Task instructions -
Check every line below for the word "matplotlib" and show those that hold it.

Start Task input

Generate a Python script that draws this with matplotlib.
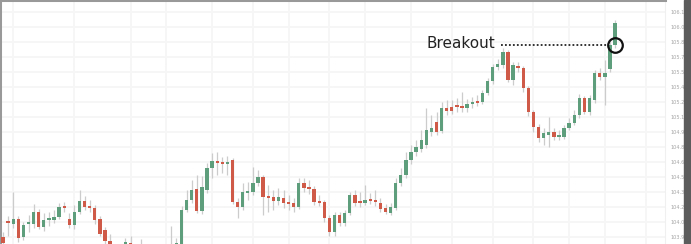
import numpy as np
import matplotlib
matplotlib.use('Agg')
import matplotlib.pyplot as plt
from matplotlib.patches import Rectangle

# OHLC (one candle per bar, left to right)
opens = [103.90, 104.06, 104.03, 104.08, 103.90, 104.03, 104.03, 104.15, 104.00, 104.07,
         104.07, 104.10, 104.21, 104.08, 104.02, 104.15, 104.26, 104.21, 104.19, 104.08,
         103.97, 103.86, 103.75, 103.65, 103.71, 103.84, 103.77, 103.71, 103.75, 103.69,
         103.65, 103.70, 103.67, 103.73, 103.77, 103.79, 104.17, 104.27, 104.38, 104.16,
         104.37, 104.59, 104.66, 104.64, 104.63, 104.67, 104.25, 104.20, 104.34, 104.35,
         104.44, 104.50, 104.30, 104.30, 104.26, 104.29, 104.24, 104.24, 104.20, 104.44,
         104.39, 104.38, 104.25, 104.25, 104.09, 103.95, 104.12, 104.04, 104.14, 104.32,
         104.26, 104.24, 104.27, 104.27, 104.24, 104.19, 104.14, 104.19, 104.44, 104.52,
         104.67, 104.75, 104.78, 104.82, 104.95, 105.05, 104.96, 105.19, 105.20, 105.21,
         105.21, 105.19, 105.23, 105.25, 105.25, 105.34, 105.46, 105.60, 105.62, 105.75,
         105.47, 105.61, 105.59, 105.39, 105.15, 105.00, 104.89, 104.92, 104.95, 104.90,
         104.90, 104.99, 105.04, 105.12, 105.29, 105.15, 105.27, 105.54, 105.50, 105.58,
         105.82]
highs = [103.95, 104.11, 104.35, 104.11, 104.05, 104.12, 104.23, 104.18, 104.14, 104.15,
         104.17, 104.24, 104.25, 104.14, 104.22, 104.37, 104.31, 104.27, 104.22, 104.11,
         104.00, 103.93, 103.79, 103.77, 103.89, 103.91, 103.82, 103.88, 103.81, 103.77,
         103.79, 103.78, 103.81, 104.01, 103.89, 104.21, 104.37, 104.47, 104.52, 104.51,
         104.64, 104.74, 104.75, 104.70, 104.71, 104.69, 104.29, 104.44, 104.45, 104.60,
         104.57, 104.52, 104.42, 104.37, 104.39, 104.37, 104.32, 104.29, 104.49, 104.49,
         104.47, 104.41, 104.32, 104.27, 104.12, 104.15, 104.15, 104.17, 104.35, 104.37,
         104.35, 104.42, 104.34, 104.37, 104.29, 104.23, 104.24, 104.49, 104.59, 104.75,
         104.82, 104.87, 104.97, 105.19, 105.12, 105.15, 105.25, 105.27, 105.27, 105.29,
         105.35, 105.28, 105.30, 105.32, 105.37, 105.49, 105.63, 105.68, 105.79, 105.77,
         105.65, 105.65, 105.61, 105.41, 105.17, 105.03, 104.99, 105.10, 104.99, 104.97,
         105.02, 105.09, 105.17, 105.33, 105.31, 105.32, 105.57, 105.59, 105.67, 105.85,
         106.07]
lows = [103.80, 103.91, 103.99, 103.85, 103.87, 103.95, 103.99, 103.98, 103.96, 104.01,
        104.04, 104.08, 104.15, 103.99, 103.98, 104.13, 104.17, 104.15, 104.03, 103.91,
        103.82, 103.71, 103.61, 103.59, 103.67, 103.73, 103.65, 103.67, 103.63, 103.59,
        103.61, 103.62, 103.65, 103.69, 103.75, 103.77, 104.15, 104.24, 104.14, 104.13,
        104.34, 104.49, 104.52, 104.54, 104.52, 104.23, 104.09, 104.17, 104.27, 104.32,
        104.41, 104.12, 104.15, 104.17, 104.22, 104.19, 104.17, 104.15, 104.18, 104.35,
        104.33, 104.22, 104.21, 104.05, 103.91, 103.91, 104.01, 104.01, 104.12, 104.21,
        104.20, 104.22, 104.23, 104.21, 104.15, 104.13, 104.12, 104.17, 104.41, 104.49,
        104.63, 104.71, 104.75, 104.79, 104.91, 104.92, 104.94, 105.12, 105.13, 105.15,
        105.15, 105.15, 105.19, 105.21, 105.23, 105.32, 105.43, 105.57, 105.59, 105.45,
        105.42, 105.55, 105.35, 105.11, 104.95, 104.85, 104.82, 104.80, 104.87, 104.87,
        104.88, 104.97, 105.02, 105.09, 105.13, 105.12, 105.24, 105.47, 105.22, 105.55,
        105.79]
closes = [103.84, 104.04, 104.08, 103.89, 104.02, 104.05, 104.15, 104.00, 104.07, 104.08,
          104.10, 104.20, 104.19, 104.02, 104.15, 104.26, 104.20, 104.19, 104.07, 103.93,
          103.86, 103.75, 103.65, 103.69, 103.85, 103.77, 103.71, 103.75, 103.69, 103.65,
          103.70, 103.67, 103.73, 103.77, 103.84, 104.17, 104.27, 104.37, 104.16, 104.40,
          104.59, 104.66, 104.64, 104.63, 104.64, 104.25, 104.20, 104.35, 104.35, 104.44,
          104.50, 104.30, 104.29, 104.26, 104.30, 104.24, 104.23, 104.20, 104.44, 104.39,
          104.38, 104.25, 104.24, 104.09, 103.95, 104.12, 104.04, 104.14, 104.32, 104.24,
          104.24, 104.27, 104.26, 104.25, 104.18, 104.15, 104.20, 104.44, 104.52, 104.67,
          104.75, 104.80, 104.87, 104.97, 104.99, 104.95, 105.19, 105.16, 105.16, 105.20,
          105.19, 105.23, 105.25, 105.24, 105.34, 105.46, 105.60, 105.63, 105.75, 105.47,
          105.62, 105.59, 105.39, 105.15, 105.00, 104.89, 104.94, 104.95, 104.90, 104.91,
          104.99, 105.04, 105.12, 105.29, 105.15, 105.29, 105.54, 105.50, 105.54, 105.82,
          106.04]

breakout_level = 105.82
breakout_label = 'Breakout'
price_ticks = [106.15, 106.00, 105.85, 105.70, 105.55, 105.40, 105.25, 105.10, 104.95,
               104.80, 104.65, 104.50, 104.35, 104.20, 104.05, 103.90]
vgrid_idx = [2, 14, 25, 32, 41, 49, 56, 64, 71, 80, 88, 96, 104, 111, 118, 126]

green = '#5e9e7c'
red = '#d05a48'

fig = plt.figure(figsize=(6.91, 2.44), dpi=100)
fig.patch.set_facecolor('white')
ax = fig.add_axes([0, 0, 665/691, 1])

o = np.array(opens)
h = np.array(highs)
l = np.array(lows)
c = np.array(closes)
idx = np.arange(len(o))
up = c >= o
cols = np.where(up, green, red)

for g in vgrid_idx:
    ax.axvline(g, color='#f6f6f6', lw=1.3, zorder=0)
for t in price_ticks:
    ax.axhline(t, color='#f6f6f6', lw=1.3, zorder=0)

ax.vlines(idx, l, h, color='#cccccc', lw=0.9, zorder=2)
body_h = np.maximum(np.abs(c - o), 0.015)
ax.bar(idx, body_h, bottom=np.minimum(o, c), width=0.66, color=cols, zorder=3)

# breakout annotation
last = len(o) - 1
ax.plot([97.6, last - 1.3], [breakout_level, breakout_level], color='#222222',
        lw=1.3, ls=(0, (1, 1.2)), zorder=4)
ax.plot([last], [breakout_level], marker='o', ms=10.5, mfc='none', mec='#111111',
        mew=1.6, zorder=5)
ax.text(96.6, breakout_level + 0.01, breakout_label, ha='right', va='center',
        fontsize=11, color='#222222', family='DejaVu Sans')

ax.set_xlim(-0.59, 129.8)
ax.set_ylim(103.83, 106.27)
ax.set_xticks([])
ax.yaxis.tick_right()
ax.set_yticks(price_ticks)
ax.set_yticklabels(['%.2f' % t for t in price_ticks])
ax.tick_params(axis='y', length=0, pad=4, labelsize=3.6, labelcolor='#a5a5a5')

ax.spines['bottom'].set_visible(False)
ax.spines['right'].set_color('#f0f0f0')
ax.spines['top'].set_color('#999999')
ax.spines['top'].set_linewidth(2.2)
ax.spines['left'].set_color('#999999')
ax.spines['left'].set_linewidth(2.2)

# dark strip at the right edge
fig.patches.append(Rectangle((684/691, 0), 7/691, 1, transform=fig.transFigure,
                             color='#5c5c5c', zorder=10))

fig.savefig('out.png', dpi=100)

End Task input
Start Task input

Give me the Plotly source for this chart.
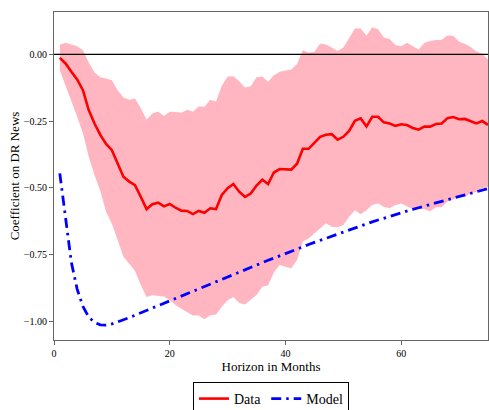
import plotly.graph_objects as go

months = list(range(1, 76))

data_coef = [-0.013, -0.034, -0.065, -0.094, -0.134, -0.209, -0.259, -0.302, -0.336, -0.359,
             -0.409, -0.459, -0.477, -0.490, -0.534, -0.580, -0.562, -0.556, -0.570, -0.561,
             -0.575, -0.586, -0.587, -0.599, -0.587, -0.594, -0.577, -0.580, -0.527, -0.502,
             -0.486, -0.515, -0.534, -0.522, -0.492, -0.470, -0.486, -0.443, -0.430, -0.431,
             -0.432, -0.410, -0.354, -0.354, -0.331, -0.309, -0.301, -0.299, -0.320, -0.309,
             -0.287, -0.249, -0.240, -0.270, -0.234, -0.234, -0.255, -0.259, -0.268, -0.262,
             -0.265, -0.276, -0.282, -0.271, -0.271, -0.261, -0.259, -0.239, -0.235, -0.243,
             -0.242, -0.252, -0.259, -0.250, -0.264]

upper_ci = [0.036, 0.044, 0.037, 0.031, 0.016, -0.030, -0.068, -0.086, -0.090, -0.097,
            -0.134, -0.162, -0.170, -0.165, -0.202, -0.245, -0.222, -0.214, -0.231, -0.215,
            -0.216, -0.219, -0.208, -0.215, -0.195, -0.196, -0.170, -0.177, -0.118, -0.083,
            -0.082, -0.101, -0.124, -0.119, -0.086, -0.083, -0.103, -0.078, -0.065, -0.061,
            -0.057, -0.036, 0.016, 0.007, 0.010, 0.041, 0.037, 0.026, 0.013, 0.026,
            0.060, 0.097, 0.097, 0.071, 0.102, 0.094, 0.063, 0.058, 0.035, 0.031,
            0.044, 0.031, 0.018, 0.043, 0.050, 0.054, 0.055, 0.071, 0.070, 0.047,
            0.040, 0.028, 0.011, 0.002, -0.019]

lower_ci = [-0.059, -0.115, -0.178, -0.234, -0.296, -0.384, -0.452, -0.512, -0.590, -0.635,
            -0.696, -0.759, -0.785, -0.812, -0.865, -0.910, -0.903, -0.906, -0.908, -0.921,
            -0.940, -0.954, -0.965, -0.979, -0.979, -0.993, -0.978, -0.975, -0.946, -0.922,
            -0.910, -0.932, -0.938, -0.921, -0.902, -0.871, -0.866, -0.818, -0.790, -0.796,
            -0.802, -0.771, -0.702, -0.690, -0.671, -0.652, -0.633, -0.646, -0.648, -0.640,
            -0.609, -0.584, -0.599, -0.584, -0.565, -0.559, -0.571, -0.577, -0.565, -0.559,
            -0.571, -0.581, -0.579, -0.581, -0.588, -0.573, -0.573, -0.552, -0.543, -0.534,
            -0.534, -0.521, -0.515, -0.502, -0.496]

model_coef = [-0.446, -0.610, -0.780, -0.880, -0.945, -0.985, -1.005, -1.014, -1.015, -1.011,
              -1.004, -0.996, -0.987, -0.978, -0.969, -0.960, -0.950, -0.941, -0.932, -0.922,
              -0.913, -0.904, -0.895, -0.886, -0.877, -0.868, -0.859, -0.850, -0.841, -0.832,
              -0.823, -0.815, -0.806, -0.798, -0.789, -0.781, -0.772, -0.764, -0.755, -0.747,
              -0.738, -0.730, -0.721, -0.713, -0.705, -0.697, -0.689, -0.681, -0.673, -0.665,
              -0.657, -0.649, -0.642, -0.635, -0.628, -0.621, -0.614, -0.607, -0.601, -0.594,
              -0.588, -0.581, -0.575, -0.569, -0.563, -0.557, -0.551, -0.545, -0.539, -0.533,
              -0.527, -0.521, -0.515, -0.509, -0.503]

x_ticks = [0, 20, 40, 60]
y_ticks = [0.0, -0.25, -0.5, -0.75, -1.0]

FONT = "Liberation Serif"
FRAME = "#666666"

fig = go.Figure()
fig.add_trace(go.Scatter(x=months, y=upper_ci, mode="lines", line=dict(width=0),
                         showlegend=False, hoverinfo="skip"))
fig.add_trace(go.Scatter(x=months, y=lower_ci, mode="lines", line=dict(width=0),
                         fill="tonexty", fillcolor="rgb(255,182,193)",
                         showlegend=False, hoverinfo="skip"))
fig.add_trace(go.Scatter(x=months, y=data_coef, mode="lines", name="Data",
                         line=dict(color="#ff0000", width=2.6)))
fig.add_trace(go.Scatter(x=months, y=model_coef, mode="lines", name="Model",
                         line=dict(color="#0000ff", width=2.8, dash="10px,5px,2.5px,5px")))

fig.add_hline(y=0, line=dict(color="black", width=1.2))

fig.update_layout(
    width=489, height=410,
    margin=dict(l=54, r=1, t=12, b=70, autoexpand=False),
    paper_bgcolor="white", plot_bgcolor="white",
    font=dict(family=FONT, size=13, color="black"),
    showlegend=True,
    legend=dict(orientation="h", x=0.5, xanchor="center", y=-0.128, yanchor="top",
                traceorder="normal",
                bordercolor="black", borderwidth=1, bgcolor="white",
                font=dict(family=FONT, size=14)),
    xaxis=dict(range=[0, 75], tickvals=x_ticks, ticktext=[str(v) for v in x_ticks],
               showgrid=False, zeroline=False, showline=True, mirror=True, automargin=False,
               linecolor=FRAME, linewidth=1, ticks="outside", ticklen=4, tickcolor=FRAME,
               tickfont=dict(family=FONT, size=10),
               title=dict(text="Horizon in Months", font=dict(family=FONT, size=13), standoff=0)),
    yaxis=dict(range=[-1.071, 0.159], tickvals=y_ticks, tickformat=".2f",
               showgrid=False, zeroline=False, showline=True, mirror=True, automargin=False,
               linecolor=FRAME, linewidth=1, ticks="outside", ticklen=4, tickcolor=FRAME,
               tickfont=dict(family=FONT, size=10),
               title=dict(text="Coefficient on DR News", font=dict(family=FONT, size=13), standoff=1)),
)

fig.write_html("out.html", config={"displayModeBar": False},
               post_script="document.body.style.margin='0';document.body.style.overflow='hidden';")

End Task input
Start Task input

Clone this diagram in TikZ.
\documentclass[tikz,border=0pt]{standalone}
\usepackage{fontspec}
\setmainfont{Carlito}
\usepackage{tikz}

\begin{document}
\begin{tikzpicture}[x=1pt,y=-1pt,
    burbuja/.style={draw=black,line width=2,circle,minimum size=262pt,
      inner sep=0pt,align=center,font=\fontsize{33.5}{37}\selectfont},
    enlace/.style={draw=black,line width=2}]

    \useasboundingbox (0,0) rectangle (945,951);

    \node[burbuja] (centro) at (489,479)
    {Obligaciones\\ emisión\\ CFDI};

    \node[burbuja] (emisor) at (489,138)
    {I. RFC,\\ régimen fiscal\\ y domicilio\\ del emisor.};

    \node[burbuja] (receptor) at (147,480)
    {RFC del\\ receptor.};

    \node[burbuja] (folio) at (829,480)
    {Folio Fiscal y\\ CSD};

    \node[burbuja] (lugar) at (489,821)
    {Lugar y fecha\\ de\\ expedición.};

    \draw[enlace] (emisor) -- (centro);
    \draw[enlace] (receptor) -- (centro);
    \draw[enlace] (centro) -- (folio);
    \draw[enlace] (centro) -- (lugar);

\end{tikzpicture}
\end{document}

End Task input

Written solution -
Generate a Python script that draws this with matplotlib.
import matplotlib
matplotlib.use('Agg')
import matplotlib.pyplot as plt
from matplotlib.patches import Rectangle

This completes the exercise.